The maximum fine for his offence is some four million euros, and the lower limit 700,000 euros. Cellino was fined 600,000 euros, an anomaly which one legal analyst described as a “classic example of the Italian justice system.”
Where Leeds are concerned, the 57-year-old is not waiting for the tax evasion case to develop further. His takeover was officially completed 48 hours ago and the deferred wages owed to United’s playing staff should be transferred before the close of business today. No less urgent was the payment of an overdue tax bill which HMRC has been chasing.
Cellino has also made moves to organise a five-man club board on which Eleonora will outnumber GFH three to two. Sources close to him, meanwhile, expect an agreement to be reached which will see United managing director David Haigh sever all ties with the club in the near future.
Haigh negotiated the role of chief executive when Cellino agreed terms with GFH in January and, with Cellino in charge, is contracted to that job until the end of the season. But an attempt was made by the Italian’s lawyers to oust Haigh on Monday and, having missed Saturday’s match away to Wigan Athletic, he did not attend Tuesday’s 3-0 defeat at Watford.
First-team manager Brian McDermott remains in his job despite that result, though he was plainly aware of the threat to him after a performance he described as “nonsense”.
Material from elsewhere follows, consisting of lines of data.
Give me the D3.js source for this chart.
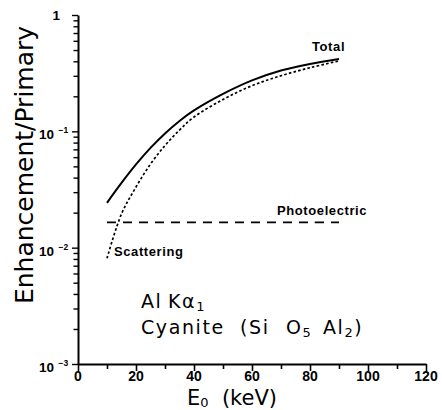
<!DOCTYPE html>
<html>
<head>
<meta charset="utf-8">
<script src="https://cdn.jsdelivr.net/npm/d3@7/dist/d3.min.js"></script>
<style>
  html, body { margin: 0; padding: 0; background: #fff; }
  svg { display: block; }
  .tick-label { font-family: "Liberation Sans", Arial, sans-serif; font-weight: bold; fill: #000; }
  .curve-label { font-family: "Liberation Sans", Arial, sans-serif; font-weight: bold; font-size: 13px; letter-spacing: 0.6px; fill: #000; }
  .note { font-family: "DejaVu Sans", sans-serif; font-size: 19px; letter-spacing: 1.6px; fill: #000; }
</style>
</head>
<body>
<script>
// Photon energy E0 (keV) at which each curve is sampled
const energy = [10, 15, 20, 25, 30, 35, 40, 50, 60, 70, 80, 90];
// Enhancement / primary intensity ratios
const total         = [0.0243, 0.0360, 0.0519, 0.0720, 0.0959, 0.1229, 0.1512, 0.2097, 0.2740, 0.3332, 0.3790, 0.4183];
const scattering    = [0.0081, 0.0195, 0.0332, 0.0523, 0.0755, 0.1026, 0.1327, 0.1877, 0.2466, 0.3007, 0.3522, 0.4031];
const photoelectric = [0.0165, 0.0165, 0.0165, 0.0165, 0.0165, 0.0165, 0.0165, 0.0165, 0.0165, 0.0165, 0.0165, 0.0165];

// Axis ticks
const xMajorTicks = [0, 20, 40, 60, 80, 100, 120];
const xMinorTicks = [10, 30, 50, 70, 90, 110];
const yDecades = [1, 0.1, 0.01, 0.001];
const yDecadeExponents = ["", "−1", "−2", "−3"];

const W = 442, H = 410;
const svg = d3.select("body").append("svg").attr("width", W).attr("height", H);

const x = d3.scaleLinear().domain([0, 120]).range([78, 426]);
const y = d3.scaleLog().domain([1e-3, 1]).range([364, 15]);

// ---- x axis: major ticks every 20 keV, minor ticks at the odd tens
const xAxis = d3.axisBottom(x)
  .tickValues(xMajorTicks.concat(xMinorTicks).sort((a, b) => a - b))
  .tickSize(7).tickSizeOuter(0).tickFormat("");
const gx = svg.append("g").attr("transform", `translate(0,${y(1e-3)})`).call(xAxis);
gx.select(".domain").attr("stroke", "#000").attr("stroke-width", 2);
gx.selectAll(".tick line")
  .attr("stroke", "#000").attr("stroke-width", 1.6)
  .attr("y2", d => xMinorTicks.includes(d) ? 5 : 7);

svg.append("g").selectAll("text").data(xMajorTicks).join("text")
  .attr("class", "tick-label")
  .attr("x", d => x(d)).attr("y", 381)
  .attr("text-anchor", "middle").attr("font-size", 14)
  .text(d => d);

// ---- y axis: log scale, ticks on every 1..9 multiple
const yTickVals = [];
[1e-3, 1e-2, 1e-1].forEach(b => { for (let k = 1; k < 10; k++) yTickVals.push(b * k); });
yTickVals.push(1);
const yAxis = d3.axisLeft(y).tickValues(yTickVals).tickSize(6).tickSizeOuter(0).tickFormat("");
const gy = svg.append("g").attr("transform", `translate(${x(0)},0)`).call(yAxis);
gy.select(".domain").attr("stroke", "#000").attr("stroke-width", 2);
gy.selectAll(".tick line")
  .attr("stroke", "#000").attr("stroke-width", 1.4)
  .attr("x2", d => yDecades.some(v => Math.abs(v - d) / d < 1e-6) ? -6 : -4.5);

// decade labels written as 10 with a raised exponent
yDecades.forEach((v, i) => {
  const yy = y(v);
  if (yDecadeExponents[i] === "") {
    svg.append("text").attr("class", "tick-label")
      .attr("x", 60).attr("y", yy + 4.5)
      .attr("text-anchor", "end").attr("font-size", 13.5).text("1");
  } else {
    svg.append("text").attr("class", "tick-label")
      .attr("x", 54).attr("y", yy + 8)
      .attr("text-anchor", "end").attr("font-size", 13.5).text("10");
    svg.append("text").attr("class", "tick-label")
      .attr("x", 58.5).attr("y", yy + 2)
      .attr("font-size", 8.5).text(yDecadeExponents[i]);
  }
});

// ---- axis titles
svg.append("text")
  .attr("transform", `translate(33,165) rotate(-90)`)
  .attr("text-anchor", "middle")
  .attr("font-family", "DejaVu Sans, sans-serif")
  .attr("font-size", 25)
  .text("Enhancement/Primary");

const xt = svg.append("text")
  .attr("x", 187).attr("y", 405)
  .attr("font-family", "DejaVu Sans, sans-serif")
  .attr("font-size", 21);
xt.append("tspan").text("E");
xt.append("tspan").attr("font-size", 13).attr("dy", 2).text("0");
xt.append("tspan").attr("dy", -2).text("\u00a0\u00a0(keV)");

// ---- curves
const line = d3.line()
  .x(d => x(d[0]))
  .y(d => y(d[1]))
  .curve(d3.curveCatmullRom.alpha(0.5));

const pts = vals => energy.map((e, i) => [e, vals[i]]);

svg.append("path").datum(pts(photoelectric))
  .attr("d", line).attr("fill", "none")
  .attr("stroke", "#000").attr("stroke-width", 1.8)
  .attr("stroke-dasharray", "9,7");

svg.append("path").datum(pts(scattering))
  .attr("d", line).attr("fill", "none")
  .attr("stroke", "#000").attr("stroke-width", 1.7)
  .attr("stroke-dasharray", "2.6,2.2");

svg.append("path").datum(pts(total))
  .attr("d", line).attr("fill", "none")
  .attr("stroke", "#000").attr("stroke-width", 2);

// ---- curve labels
svg.append("text").attr("class", "curve-label").attr("x", 312).attr("y", 51).text("Total");
svg.append("text").attr("class", "curve-label").attr("x", 277).attr("y", 215).text("Photoelectric");
svg.append("text").attr("class", "curve-label").attr("x", 114).attr("y", 256).text("Scattering");

// ---- line / specimen annotation
const n1 = svg.append("g");
n1.append("text").attr("class", "note").attr("x", 141).attr("y", 308).text("Al");
const ka = n1.append("text").attr("class", "note").attr("x", 168).attr("y", 308);
ka.append("tspan").text("Kα");
ka.append("tspan").attr("font-size", 13).attr("dy", 3).text("1");

const n2 = svg.append("g");
n2.append("text").attr("class", "note").attr("x", 141).attr("y", 334).text("Cyanite");
n2.append("text").attr("class", "note").attr("x", 240).attr("y", 334).text("(Si");
const o5 = n2.append("text").attr("class", "note").attr("x", 286).attr("y", 334);
o5.append("tspan").text("O");
o5.append("tspan").attr("font-size", 13).attr("dy", 3).text("5");
const al2 = n2.append("text").attr("class", "note").attr("x", 323).attr("y", 334);
al2.append("tspan").text("Al");
al2.append("tspan").attr("font-size", 13).attr("dy", 3).text("2");
al2.append("tspan").attr("dy", -3).text(")");
</script>
</body>
</html>
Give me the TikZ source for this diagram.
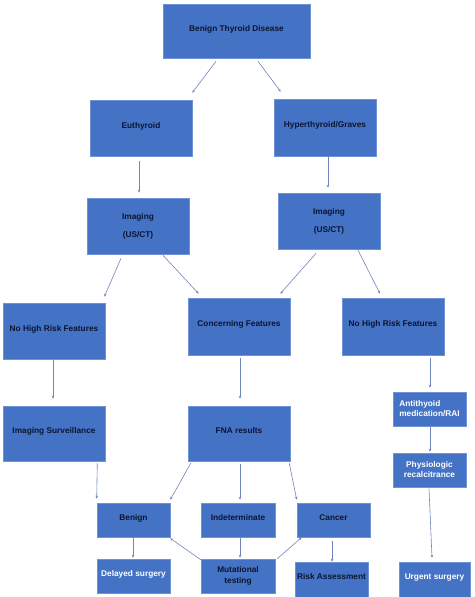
\documentclass[tikz,border=0pt]{standalone}
\usepackage{fontspec}
\setmainfont{Liberation Sans}
\usetikzlibrary{calc,arrows.meta}
\definecolor{boxfill}{HTML}{4472C4}
\definecolor{boxline}{HTML}{6F93D6}
\definecolor{txtdark}{HTML}{0B1533}
\definecolor{arrcol}{HTML}{6F86BC}
\tikzset{
  box/.style={draw=boxline, line width=0.6pt, fill=boxfill, inner sep=0pt,
    font=\fontsize{8.3}{10}\selectfont\bfseries, text=txtdark, align=center},
  lift/.style={text height=6pt, text depth=6pt},
  bigbox/.style={box, minimum width=102pt, minimum height=56pt},
  smallbox/.style={box, minimum width=73pt, minimum height=34pt},
  whitetext/.style={text=white},
  arr/.style={draw=arrcol, line width=0.6pt, -{Stealth[length=3pt,width=2.6pt]}}
}
\begin{document}
\begin{tikzpicture}[x=1pt,y=-1pt]
\useasboundingbox[fill=white] (0,0) rectangle (474,597);
% nodes
\node[box, lift, minimum width=147pt, minimum height=54pt] (btd) at (236.5,31) {Benign Thyroid Disease};
\node[bigbox, lift] (eu) at (141,128) {Euthyroid};
\node[bigbox, lift, minimum height=57pt] (hy) at (325,127.5) {Hyperthyroid/Graves};
\node[bigbox] (im1) at (138,226) {Imaging\\[8pt](US/CT)};
\node[bigbox] (im2) at (329,221) {Imaging\\[8pt](US/CT)};
\node[bigbox, lift] (nh1) at (54,331) {No High Risk Features};
\node[bigbox, lift, minimum height=57pt] (cf) at (239,326.5) {Concerning Features};
\node[bigbox, lift, minimum height=57pt] (nh2) at (393,326.5) {No High Risk Features};
\node[bigbox, lift, minimum height=55pt] (is) at (54,433.5) {Imaging Surveillance};
\node[bigbox, lift, minimum height=55pt] (fna) at (239,433.5) {FNA results};
\node[smallbox, whitetext, align=left] (at) at (429.5,409) {Antithyoid\\medication/RAI};
\node[smallbox, whitetext] (ph) at (429.5,470) {Physiologic\\recalcitrance};
\node[smallbox, lift] (bn) at (133.5,520) {Benign};
\node[smallbox, lift, minimum width=74pt] (ind) at (238,520) {Indeterminate};
\node[smallbox, lift] (ca) at (333.5,520) {Cancer};
\node[smallbox, lift, whitetext] (ds) at (133.5,576) {Delayed surgery};
\node[smallbox, minimum width=74pt] (mt) at (238,576) {Mutational\\[1pt]testing};
\node[smallbox, lift, minimum height=35pt] (ra) at (331.5,579.5) {Risk Assessment};
\node[smallbox, lift, whitetext, minimum width=71pt, minimum height=35pt] (us) at (434.5,579.5) {Urgent surgery};
% connectors
\draw[arr] ($(btd.south)+(-20.5,3)$) -- ($(eu.north east)+(0,-7)$);
\draw[arr] ($(btd.south)+(21.5,3)$) -- ($(hy.north west)+(7,-7)$);
\draw[arr] ($(eu.south)+(-2,5)$) -- ($(im1.north)+(1,-5)$);
\draw[arr] ($(hy.south)+(3,1)$) -- ($(im2.north)+(-1,-5)$);
\draw[arr] ($(im1.south)+(-17,4)$) -- ($(nh1.north east)+(-1,-6)$);
\draw[arr] ($(im1.south)+(25,1)$) -- ($(cf.north west)+(11,-4)$);
\draw[arr] ($(im2.south)+(-13,4)$) -- ($(cf.north east)+(-10,-4)$);
\draw[arr] ($(im2.south)+(29,1)$) -- ($(nh2.north)+(-13,-4)$);
\draw[arr] ($(nh1.south)+(-1,1)$) -- ($(is.north)+(-1,-7)$);
\draw[arr] ($(cf.south)+(1,3)$) -- ($(fna.north)+(1,-7)$);
\draw[arr] ($(nh2.south)+(37,3)$) -- ($(at.north)+(0.5,-4)$);
\draw[arr] ($(at.south)+(0.5,1)$) -- ($(ph.north)+(0.5,-1)$);
\draw[arr] ($(ph.south)+(-0.5,1)$) -- ($(us.north)+(-2.5,-4)$);
\draw[arr] ($(is.south east)+(-8,2)$) -- ($(bn.north west)+(0,-4)$);
\draw[arr] ($(fna.south west)+(3,2)$) -- ($(bn.north east)+(0,-3)$);
\draw[arr] ($(fna.south)+(1,3)$) -- ($(ind.north)+(2,-3)$);
\draw[arr] ($(fna.south east)+(-1,2)$) -- ($(ca.north west)+(0,-3)$);
\draw[arr] ($(bn.south)+(-0.5,1)$) -- ($(ds.north)+(-0.5,-1)$);
\draw[arr] ($(ind.south)+(2,1)$) -- ($(mt.north)+(2,-1)$);
\draw[arr] ($(ca.south)+(-1.5,4)$) -- ($(ra.north)+(0.5,0)$);
\draw[arr] ($(mt.north west)+(0,1)$) -- ($(bn.south east)+(0,1)$);
\draw[arr] ($(mt.north east)+(2,0)$) -- ($(ca.south west)+(5,0)$);
\end{tikzpicture}
\end{document}
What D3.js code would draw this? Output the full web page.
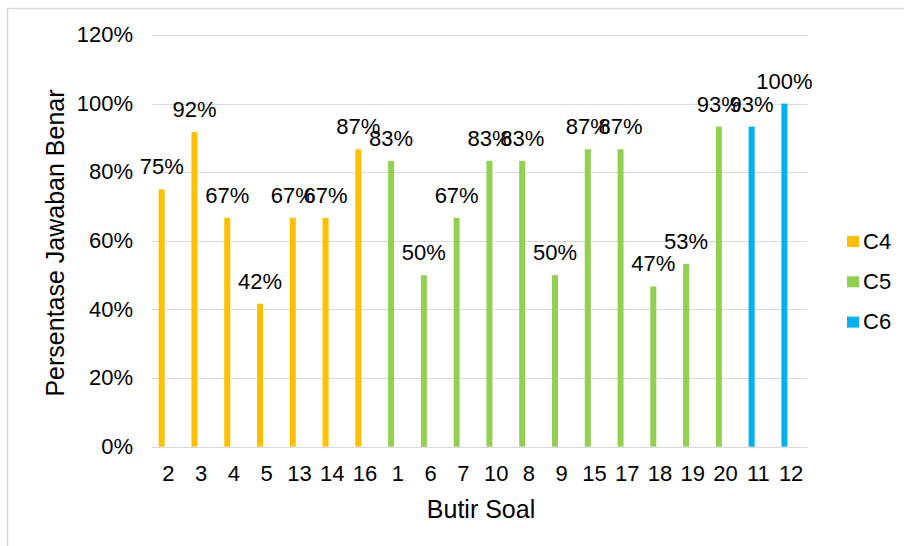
<!DOCTYPE html>
<html><head><meta charset="utf-8">
<script src="https://cdn.jsdelivr.net/npm/d3@7"></script>
<style>
body{margin:0;background:#fff;}
svg{display:block;font-family:"Liberation Sans",Arial,sans-serif;}
</style></head>
<body><svg id="c" width="904" height="546"></svg>
<script>
const categories = ["2","3","4","5","13","14","16","1","6","7","10","8","9","15","17","18","19","20","11","12"];
const groups = ["C4","C4","C4","C4","C4","C4","C4","C5","C5","C5","C5","C5","C5","C5","C5","C5","C5","C5","C6","C6"];
const values = [0.75,0.917,0.667,0.417,0.667,0.667,0.867,0.833,0.5,0.667,0.833,0.833,0.5,0.867,0.867,0.467,0.533,0.933,0.933,1.0];
const seriesNames = ["C4","C5","C6"];
const seriesColors = ["#FFC000","#92D050","#00B0F0"];
const yTicks = [0,0.2,0.4,0.6,0.8,1.0,1.2];

const svg = d3.select("#c");
const fs = 22, fsT = 25;
svg.append("rect").attr("x",7.5).attr("y",8.5).attr("width",1000).attr("height",1000)
  .attr("fill","none").attr("stroke","#d9d9d9").attr("stroke-width",1.5);

const x = d3.scaleBand().domain(categories).range([152,807.5]);
const y = d3.scaleLinear().domain([0,1.2]).range([446.7,35]);
const color = d3.scaleOrdinal().domain(seriesNames).range(seriesColors);

// gridlines
svg.append("g").selectAll("line").data(yTicks).join("line")
  .attr("x1",152).attr("x2",807.5)
  .attr("y1",d=>Math.round(y(d))+0.5).attr("y2",d=>Math.round(y(d))+0.5)
  .attr("stroke","#d9d9d9").attr("stroke-width",1);

// y axis labels
const yAxis = d3.axisLeft(y).tickValues(yTicks).tickFormat(d3.format(".0%")).tickSize(0).tickPadding(0);
const gy = svg.append("g").attr("transform","translate(133,0)").call(yAxis);
gy.select(".domain").remove();
gy.selectAll("text").attr("font-size",fs).attr("fill","#000").attr("font-family","Liberation Sans, Arial, sans-serif").attr("dy","0.3em");

// x axis labels
const xAxis = d3.axisBottom(x).tickSize(0).tickPadding(0);
const gx = svg.append("g").attr("transform","translate(0,0)").call(xAxis);
gx.select(".domain").remove();
gx.selectAll("text").attr("font-size",fs).attr("fill","#000").attr("font-family","Liberation Sans, Arial, sans-serif").attr("y",481).attr("dy",0);

const data = categories.map((c,i)=>({c, g:groups[i], v:values[i]}));
const bw = 6, off = -6.7;
svg.append("g").selectAll("rect").data(data).join("rect")
  .attr("x",d=>x(d.c)+x.bandwidth()/2+off-bw/2)
  .attr("width",bw)
  .attr("y",d=>y(d.v))
  .attr("height",d=>y(0)-y(d.v))
  .attr("fill",d=>color(d.g));

svg.append("g").selectAll("text").data(data).join("text")
  .attr("x",d=>x(d.c)+x.bandwidth()/2+off)
  .attr("y",d=>y(d.v)-15)
  .attr("text-anchor","middle").attr("font-size",fs).attr("fill","#000")
  .text(d=>d3.format(".0%")(d.v));

// axis titles
svg.append("text").attr("x",481).attr("y",518).attr("text-anchor","middle")
  .attr("font-size",fsT).attr("fill","#000").text("Butir Soal");
svg.append("text").attr("transform","translate(64,243) rotate(-90)").attr("text-anchor","middle")
  .attr("font-size",fsT).attr("fill","#000").text("Persentase Jawaban Benar");

// legend
const lg = svg.append("g").selectAll("g").data(seriesNames).join("g")
  .attr("transform",(d,i)=>`translate(847,${236+i*40.3})`);
lg.append("rect").attr("width",12).attr("height",11).attr("fill",d=>color(d));
lg.append("text").attr("x",16).attr("y",12.5).attr("font-size",fs).attr("fill","#000").text(d=>d);
</script></body></html>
Cellino, who was in the stands for the first time in over a month, watched Leeds collapse without a fight at Vicarage Road, leaving McDermott at increasing risk of the sack.
The United boss is still expected to be in charge for Saturday’s meeting with Blackpool but he said: “We’ve been doing this too much. I’ve got to get 11 characters out on the pitch at Elland Road on Saturday, players who’ve got the bottle to play.
“I’m under pressure because of our results but what I’m pleased about is that the ownership situation is sorted out. We really don’t need to speak about that anymore. We can talk about football and nothing else.”